:: RECORDS FOR THE TASK

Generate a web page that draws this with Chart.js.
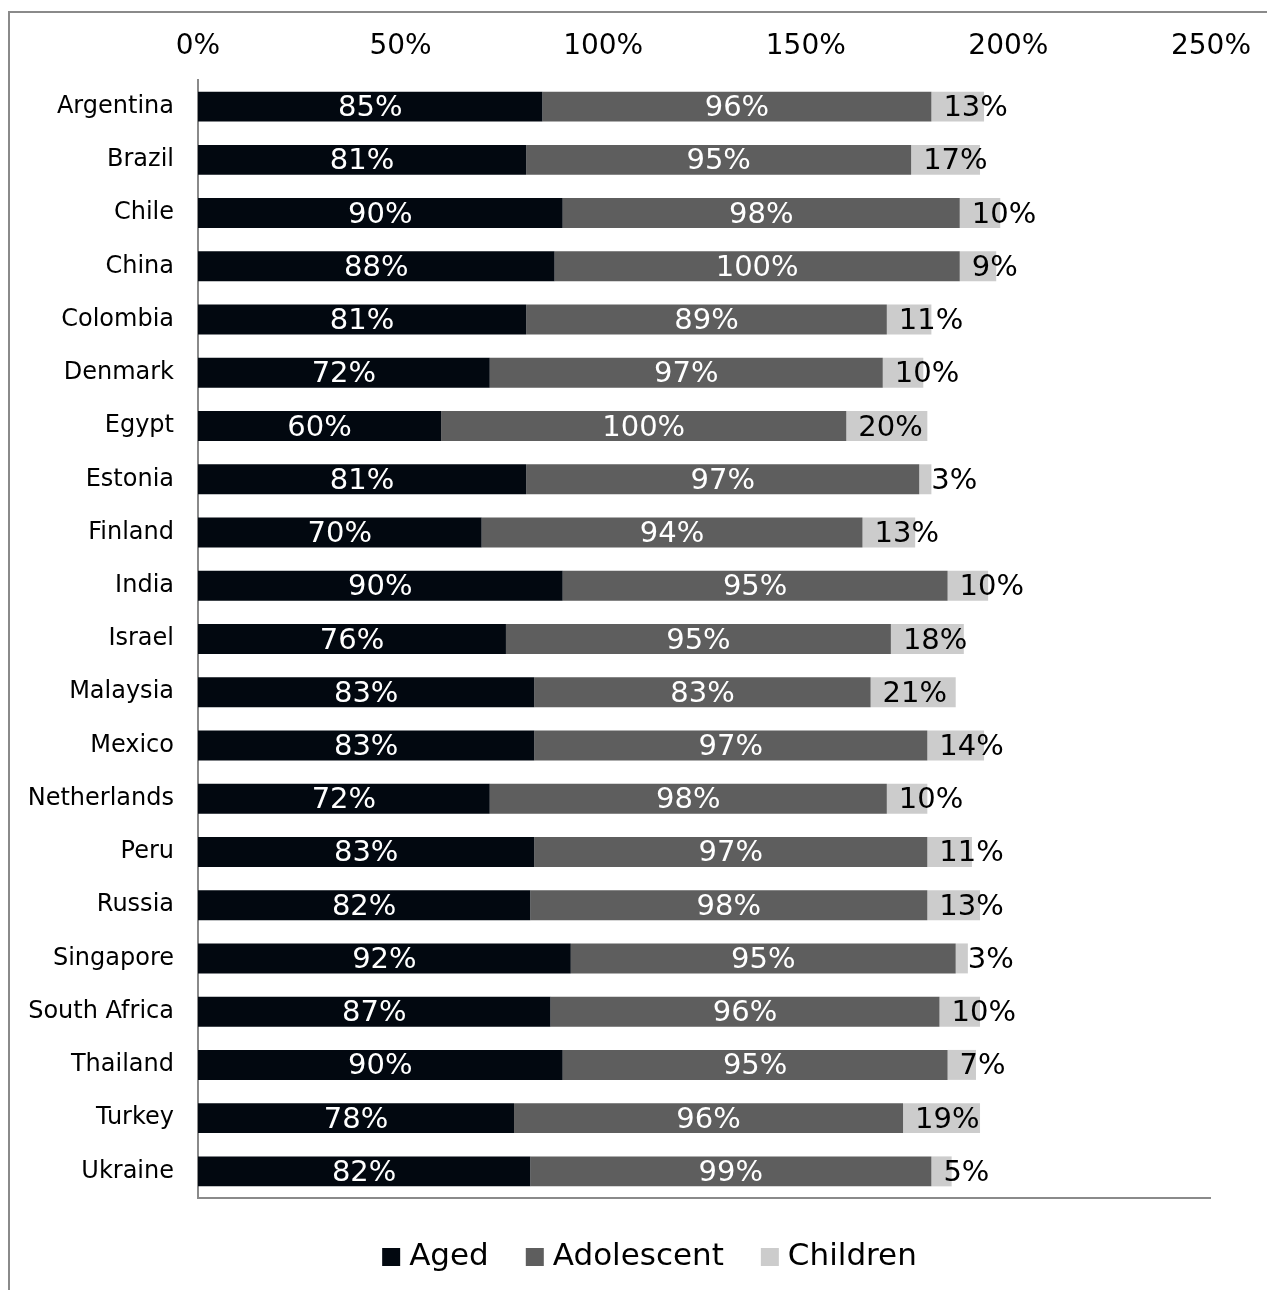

::::
:: RECORDS FOR THE TASK

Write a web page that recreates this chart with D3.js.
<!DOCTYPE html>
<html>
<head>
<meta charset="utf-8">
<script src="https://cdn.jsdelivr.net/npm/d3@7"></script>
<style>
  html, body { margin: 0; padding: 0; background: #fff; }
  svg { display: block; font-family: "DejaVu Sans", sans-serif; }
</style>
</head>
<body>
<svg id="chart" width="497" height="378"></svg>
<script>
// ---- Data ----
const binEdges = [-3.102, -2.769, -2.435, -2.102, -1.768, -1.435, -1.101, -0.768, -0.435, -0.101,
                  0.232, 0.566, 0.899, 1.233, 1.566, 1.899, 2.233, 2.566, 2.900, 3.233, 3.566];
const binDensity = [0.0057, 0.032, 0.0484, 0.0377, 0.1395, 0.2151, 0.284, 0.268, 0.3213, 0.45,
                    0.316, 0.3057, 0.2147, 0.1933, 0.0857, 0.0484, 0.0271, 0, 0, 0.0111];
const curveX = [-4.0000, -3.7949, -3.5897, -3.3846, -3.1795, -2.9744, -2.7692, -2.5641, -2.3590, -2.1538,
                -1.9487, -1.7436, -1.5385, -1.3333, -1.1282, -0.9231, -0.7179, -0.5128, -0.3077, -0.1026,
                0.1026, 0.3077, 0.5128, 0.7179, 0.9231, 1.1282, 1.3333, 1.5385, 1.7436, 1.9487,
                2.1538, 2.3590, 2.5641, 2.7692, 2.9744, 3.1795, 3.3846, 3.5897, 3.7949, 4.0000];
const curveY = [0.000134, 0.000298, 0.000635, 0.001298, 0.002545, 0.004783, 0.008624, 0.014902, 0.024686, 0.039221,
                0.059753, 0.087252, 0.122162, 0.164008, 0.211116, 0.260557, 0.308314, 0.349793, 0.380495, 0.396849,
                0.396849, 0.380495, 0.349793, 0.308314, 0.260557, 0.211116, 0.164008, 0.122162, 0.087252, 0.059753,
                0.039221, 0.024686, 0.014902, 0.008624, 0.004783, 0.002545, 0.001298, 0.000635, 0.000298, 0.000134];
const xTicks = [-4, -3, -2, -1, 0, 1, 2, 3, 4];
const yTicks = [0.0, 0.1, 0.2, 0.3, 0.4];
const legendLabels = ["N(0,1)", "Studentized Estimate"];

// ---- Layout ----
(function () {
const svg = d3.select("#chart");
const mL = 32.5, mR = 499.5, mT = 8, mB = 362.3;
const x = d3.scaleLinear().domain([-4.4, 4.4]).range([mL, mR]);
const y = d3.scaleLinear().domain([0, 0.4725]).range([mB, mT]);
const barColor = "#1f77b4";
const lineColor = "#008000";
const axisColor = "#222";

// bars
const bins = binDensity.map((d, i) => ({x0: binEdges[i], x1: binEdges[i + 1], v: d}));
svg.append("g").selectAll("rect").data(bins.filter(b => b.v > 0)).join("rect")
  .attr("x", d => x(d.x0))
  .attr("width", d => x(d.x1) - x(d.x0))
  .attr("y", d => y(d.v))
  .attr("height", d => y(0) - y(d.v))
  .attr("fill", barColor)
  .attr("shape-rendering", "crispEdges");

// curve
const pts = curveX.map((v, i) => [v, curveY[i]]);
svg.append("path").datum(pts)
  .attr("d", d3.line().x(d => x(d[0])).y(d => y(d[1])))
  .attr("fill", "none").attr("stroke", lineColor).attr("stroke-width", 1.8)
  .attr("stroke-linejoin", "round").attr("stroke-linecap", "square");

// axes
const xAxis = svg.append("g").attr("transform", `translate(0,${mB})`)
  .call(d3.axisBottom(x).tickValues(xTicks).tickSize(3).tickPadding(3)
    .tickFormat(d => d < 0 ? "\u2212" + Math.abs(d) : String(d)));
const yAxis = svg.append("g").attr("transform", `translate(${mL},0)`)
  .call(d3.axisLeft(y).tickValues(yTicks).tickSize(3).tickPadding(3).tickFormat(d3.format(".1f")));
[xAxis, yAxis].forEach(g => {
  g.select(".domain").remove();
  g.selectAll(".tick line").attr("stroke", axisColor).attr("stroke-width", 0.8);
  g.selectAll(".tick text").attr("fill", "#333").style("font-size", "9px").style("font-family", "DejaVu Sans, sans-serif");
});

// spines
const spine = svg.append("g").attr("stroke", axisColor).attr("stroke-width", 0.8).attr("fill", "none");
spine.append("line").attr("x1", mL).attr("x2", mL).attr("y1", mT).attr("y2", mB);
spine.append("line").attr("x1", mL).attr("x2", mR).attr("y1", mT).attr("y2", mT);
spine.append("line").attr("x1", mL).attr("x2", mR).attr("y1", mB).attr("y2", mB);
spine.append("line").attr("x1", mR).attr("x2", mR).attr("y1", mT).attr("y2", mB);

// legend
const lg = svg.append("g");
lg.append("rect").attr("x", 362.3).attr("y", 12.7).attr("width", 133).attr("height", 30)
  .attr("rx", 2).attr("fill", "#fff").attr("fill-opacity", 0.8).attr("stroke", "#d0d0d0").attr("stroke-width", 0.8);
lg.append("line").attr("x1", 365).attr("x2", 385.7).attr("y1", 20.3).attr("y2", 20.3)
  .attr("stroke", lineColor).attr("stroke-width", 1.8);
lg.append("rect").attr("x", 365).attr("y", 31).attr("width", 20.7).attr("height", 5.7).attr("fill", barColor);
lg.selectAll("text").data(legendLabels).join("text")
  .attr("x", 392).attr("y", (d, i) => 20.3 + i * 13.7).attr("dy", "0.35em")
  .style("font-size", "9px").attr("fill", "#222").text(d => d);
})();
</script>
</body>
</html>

::::
:: RECORDS FOR THE TASK

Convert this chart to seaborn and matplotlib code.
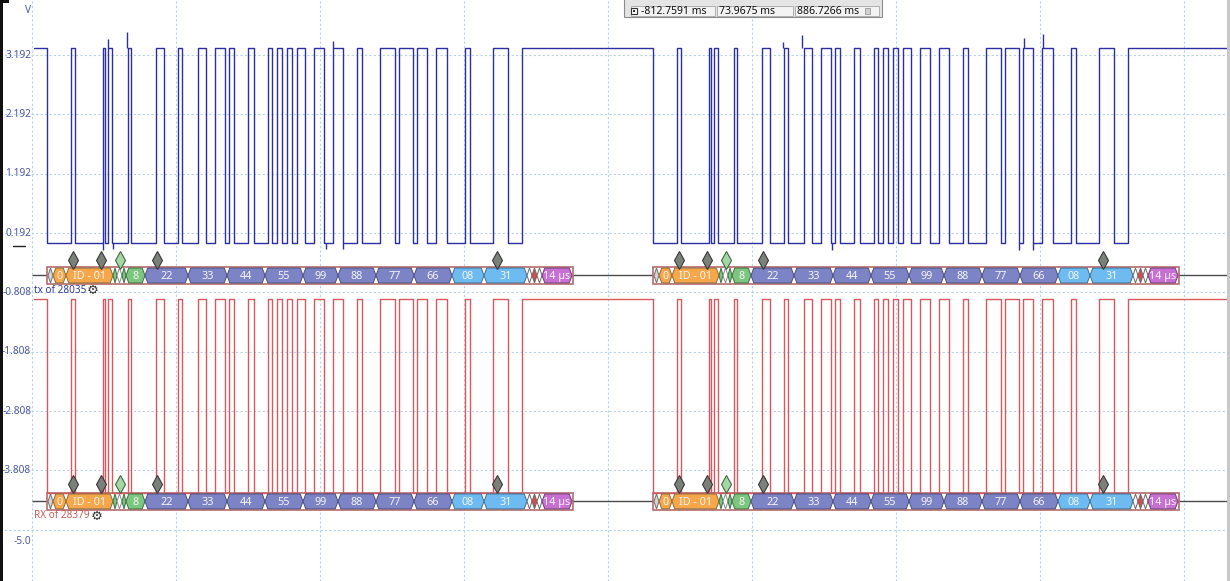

::::

▶ _GIVEN REQUEST_
Search the lines for the string "this" and copy every line that has it.

▶ _SOLUTION TO THE EXERCISE_
Generate a web page that draws this with Chart.js.
Write a web page that recreates this chart with D3.js.
Convert this chart to seaborn and matplotlib code.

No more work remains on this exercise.